Evaluation of Alternative Service Methods
The court further evaluated the alternative method of service attempted by the plaintiff, which involved serving the district manager of Kellogg Sales Company as an alleged business agent for Kellogg Company. It noted that the relevant provision in Florida's statutes, now § 48.081, had been amended to eliminate the requirement that the cause of action must be connected to the business activities of the foreign corporation in Florida, known as the "Simari Amendment." However, the court distinguished the present case from others where jurisdiction was found, emphasizing that Kellogg Company did not maintain an office or employ personnel in Florida. The court pointed out that while Kellogg Sales had its operations, Kellogg Company itself was not present in Florida, and the two entities were legally separate. Therefore, the attempt to serve the district manager of Kellogg Sales as the business agent of Kellogg Company was deemed invalid since it failed to meet the statutory requirements for proper service.

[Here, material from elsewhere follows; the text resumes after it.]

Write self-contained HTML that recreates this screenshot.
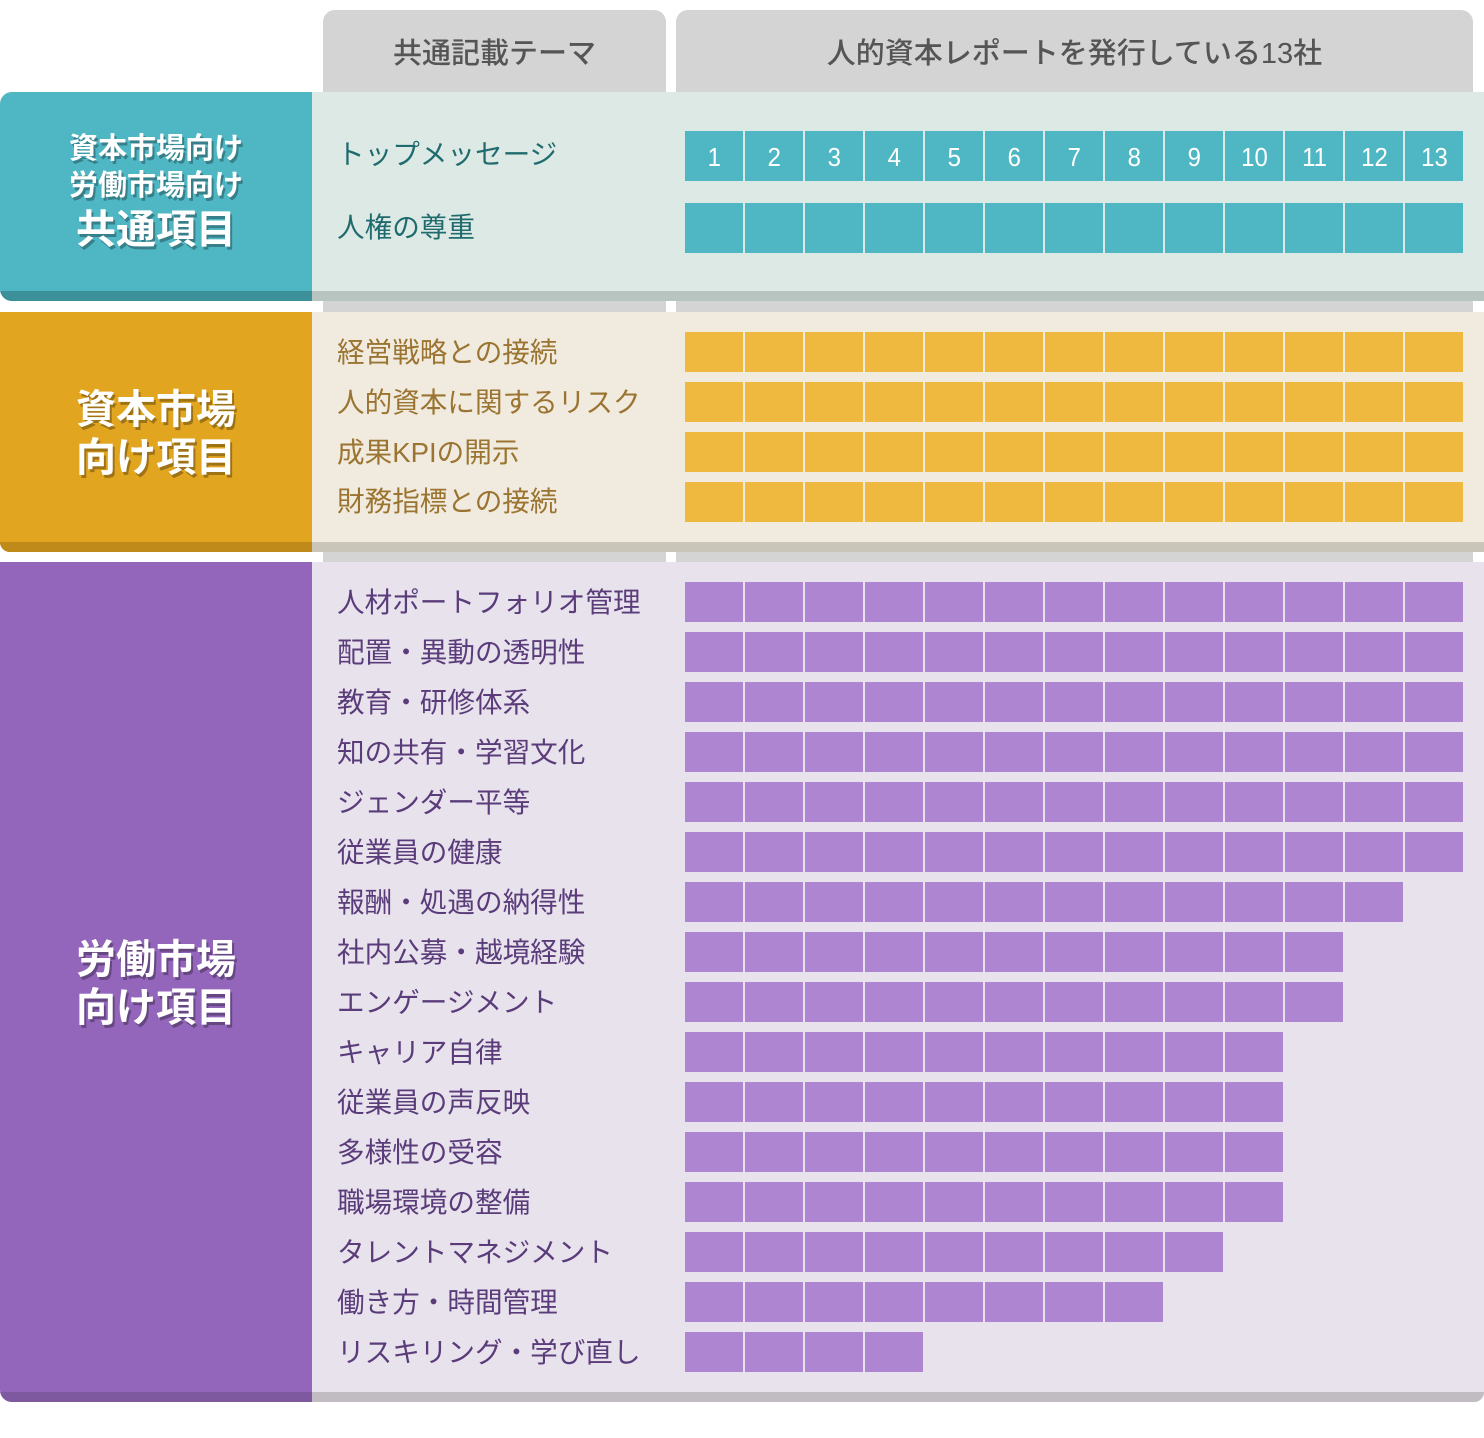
<!DOCTYPE html>
<html><head><meta charset="utf-8"><style>
*{margin:0;padding:0;box-sizing:border-box}
body{width:1484px;height:1438px;background:#fff;position:relative;overflow:hidden;font-family:"Liberation Sans","Noto Sans CJK JP",sans-serif}
.a{position:absolute}
.hd{background:#d4d4d4;border-radius:12px 12px 0 0;color:#555;font-size:29px;display:flex;align-items:center;justify-content:center;font-weight:500}
.strip{background:#d4d4d4}
.lab{position:absolute;left:337px;font-size:27.6px;line-height:40px;white-space:nowrap}
.bar{position:absolute;left:685px;height:40px}
.big{color:#fff;font-weight:bold;text-align:center;text-shadow:2px 3px 0 rgba(0,0,0,0.3);position:absolute;left:0;width:312px}
.num{position:absolute;width:58px;height:50px;top:131px;background:#4fb7c4;color:#fff;font-size:26px;text-align:center;line-height:52px;transform:scaleX(1)}
.num span{display:inline-block;transform:scaleX(0.92)}
</style></head><body>
<div class="a hd" style="left:323px;top:10px;width:343px;height:82px">共通記載テーマ</div>
<div class="a hd" style="left:676px;top:10px;width:797px;height:82px">人的資本レポートを発行している13社</div>
<div class="a strip" style="left:323px;top:300px;width:343px;height:12px"></div>
<div class="a strip" style="left:676px;top:300px;width:797px;height:12px"></div>
<div class="a strip" style="left:323px;top:552px;width:343px;height:10px"></div>
<div class="a strip" style="left:676px;top:552px;width:797px;height:10px"></div>

<div class="a" style="left:0;top:92px;width:1484px;height:209px;background:#dde9e5;border-radius:12px 0 0 12px;overflow:hidden">
 <div class="a" style="left:0;top:0;width:312px;height:209px;background:#4fb7c4"></div>
 <div class="a" style="left:0;top:199px;width:312px;height:10px;background:#3c9099"></div>
 <div class="a" style="left:312px;top:199px;width:1172px;height:10px;background:#b8c4bf"></div>
</div>
<div class="big" style="top:131px;font-size:29px;line-height:37px">資本市場向け<br>労働市場向け</div>
<div class="big" style="top:205px;font-size:40px;line-height:50px">共通項目</div>
<div class="lab" style="top:135px;color:#1f6b6e">トップメッセージ</div>
<div class="lab" style="top:208px;color:#1f6b6e">人権の尊重</div>
<div class="num" style="left:685px"><span>1</span></div><div class="num" style="left:745px"><span>2</span></div><div class="num" style="left:805px"><span>3</span></div><div class="num" style="left:865px"><span>4</span></div><div class="num" style="left:925px"><span>5</span></div><div class="num" style="left:985px"><span>6</span></div><div class="num" style="left:1045px"><span>7</span></div><div class="num" style="left:1105px"><span>8</span></div><div class="num" style="left:1165px"><span>9</span></div><div class="num" style="left:1225px"><span>10</span></div><div class="num" style="left:1285px"><span>11</span></div><div class="num" style="left:1345px"><span>12</span></div><div class="num" style="left:1405px"><span>13</span></div>
<div class="bar" style="top:203px;height:50px;width:778px;background:repeating-linear-gradient(90deg,#4fb7c4 0 58px,#dde9e5 58px 60px)"></div>

<div class="a" style="left:0;top:312px;width:1484px;height:240px;background:#f1ebdf;border-radius:0 0 0 10px;overflow:hidden">
 <div class="a" style="left:0;top:0;width:312px;height:240px;background:#e2a520"></div>
 <div class="a" style="left:0;top:230px;width:312px;height:10px;background:#c08a1a"></div>
 <div class="a" style="left:312px;top:230px;width:1172px;height:10px;background:#cac5b9"></div>
</div>
<div class="big" style="top:386px;font-size:40px;line-height:48px">資本市場<br>向け項目</div>
<div class="lab" style="top:333px;color:#9a7430">経営戦略との接続</div>
<div class="lab" style="top:383px;color:#9a7430">人的資本に関するリスク</div>
<div class="lab" style="top:433px;color:#9a7430">成果KPIの開示</div>
<div class="lab" style="top:482px;color:#9a7430">財務指標との接続</div>
<div class="bar" style="top:332px;width:778px;background:repeating-linear-gradient(90deg,#efb940 0 58px,#f1ebdf 58px 60px)"></div>
<div class="bar" style="top:382px;width:778px;background:repeating-linear-gradient(90deg,#efb940 0 58px,#f1ebdf 58px 60px)"></div>
<div class="bar" style="top:432px;width:778px;background:repeating-linear-gradient(90deg,#efb940 0 58px,#f1ebdf 58px 60px)"></div>
<div class="bar" style="top:482px;width:778px;background:repeating-linear-gradient(90deg,#efb940 0 58px,#f1ebdf 58px 60px)"></div>

<div class="a" style="left:0;top:562px;width:1484px;height:840px;background:#e8e2ed;border-radius:0 0 10px 12px;overflow:hidden">
 <div class="a" style="left:0;top:0;width:312px;height:840px;background:#9366bb"></div>
 <div class="a" style="left:0;top:830px;width:312px;height:10px;background:#7f59a0"></div>
 <div class="a" style="left:312px;top:830px;width:1172px;height:10px;background:#c0bcc2"></div>
</div>
<div class="big" style="top:936px;font-size:40px;line-height:48px">労働市場<br>向け項目</div>
<div style="color:#5a3c7a">
<div class="lab" style="top:583px">人材ポートフォリオ管理</div>
<div class="lab" style="top:633px">配置・異動の透明性</div>
<div class="lab" style="top:683px">教育・研修体系</div>
<div class="lab" style="top:733px">知の共有・学習文化</div>
<div class="lab" style="top:783px">ジェンダー平等</div>
<div class="lab" style="top:833px">従業員の健康</div>
<div class="lab" style="top:883px">報酬・処遇の納得性</div>
<div class="lab" style="top:933px">社内公募・越境経験</div>
<div class="lab" style="top:983px">エンゲージメント</div>
<div class="lab" style="top:1033px">キャリア自律</div>
<div class="lab" style="top:1083px">従業員の声反映</div>
<div class="lab" style="top:1133px">多様性の受容</div>
<div class="lab" style="top:1183px">職場環境の整備</div>
<div class="lab" style="top:1233px">タレントマネジメント</div>
<div class="lab" style="top:1283px">働き方・時間管理</div>
<div class="lab" style="top:1333px">リスキリング・学び直し</div>
</div>
<div class="bar" style="top:582px;width:778px;background:repeating-linear-gradient(90deg,#ad85d1 0 58px,#e8e2ed 58px 60px)"></div>
<div class="bar" style="top:632px;width:778px;background:repeating-linear-gradient(90deg,#ad85d1 0 58px,#e8e2ed 58px 60px)"></div>
<div class="bar" style="top:682px;width:778px;background:repeating-linear-gradient(90deg,#ad85d1 0 58px,#e8e2ed 58px 60px)"></div>
<div class="bar" style="top:732px;width:778px;background:repeating-linear-gradient(90deg,#ad85d1 0 58px,#e8e2ed 58px 60px)"></div>
<div class="bar" style="top:782px;width:778px;background:repeating-linear-gradient(90deg,#ad85d1 0 58px,#e8e2ed 58px 60px)"></div>
<div class="bar" style="top:832px;width:778px;background:repeating-linear-gradient(90deg,#ad85d1 0 58px,#e8e2ed 58px 60px)"></div>
<div class="bar" style="top:882px;width:718px;background:repeating-linear-gradient(90deg,#ad85d1 0 58px,#e8e2ed 58px 60px)"></div>
<div class="bar" style="top:932px;width:658px;background:repeating-linear-gradient(90deg,#ad85d1 0 58px,#e8e2ed 58px 60px)"></div>
<div class="bar" style="top:982px;width:658px;background:repeating-linear-gradient(90deg,#ad85d1 0 58px,#e8e2ed 58px 60px)"></div>
<div class="bar" style="top:1032px;width:598px;background:repeating-linear-gradient(90deg,#ad85d1 0 58px,#e8e2ed 58px 60px)"></div>
<div class="bar" style="top:1082px;width:598px;background:repeating-linear-gradient(90deg,#ad85d1 0 58px,#e8e2ed 58px 60px)"></div>
<div class="bar" style="top:1132px;width:598px;background:repeating-linear-gradient(90deg,#ad85d1 0 58px,#e8e2ed 58px 60px)"></div>
<div class="bar" style="top:1182px;width:598px;background:repeating-linear-gradient(90deg,#ad85d1 0 58px,#e8e2ed 58px 60px)"></div>
<div class="bar" style="top:1232px;width:538px;background:repeating-linear-gradient(90deg,#ad85d1 0 58px,#e8e2ed 58px 60px)"></div>
<div class="bar" style="top:1282px;width:478px;background:repeating-linear-gradient(90deg,#ad85d1 0 58px,#e8e2ed 58px 60px)"></div>
<div class="bar" style="top:1332px;width:238px;background:repeating-linear-gradient(90deg,#ad85d1 0 58px,#e8e2ed 58px 60px)"></div>
</body></html>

Legal Precedents and Legislative Changes
In its reasoning, the court referenced several legal precedents that shaped the interpretation of jurisdictional statutes in Florida. It mentioned cases like Zirin v. Charles Pfizer Company and Illinois Central Railroad Company v. Simari, which reaffirmed the requirement that a foreign corporation must have activities within the state that are related to the cause of action for service of process to be valid. The court also cited the legislative change that allowed for a presumption of doing business through certain types of local agents and operations. However, it concluded that despite these precedents and changes, the specific facts of the case did not establish the necessary connection between Kellogg Company's business activities and the incident leading to the lawsuit. This careful analysis of precedents and statutory interpretations underscored the court's commitment to upholding jurisdictional standards.
Conclusion on Jurisdiction and Service of Process
Ultimately, the court ruled in favor of Kellogg Company, granting its motion to quash service of process and dismissing the complaint. The court's decision rested on the determination that Kellogg Company lacked sufficient business presence in Florida as well as the absence of a causal connection between the plane crash and any activities conducted by Kellogg Company within the state. By highlighting both statutory requirements and the factual distinctions in the case, the court ensured a thorough application of jurisdictional principles. The ruling emphasized that merely having a subsidiary operating in Florida does not automatically grant jurisdiction over the parent company unless specific legal criteria are met. Consequently, the plaintiff's attempts to serve process were deemed invalid, leading to the dismissal of the case against Kellogg Company.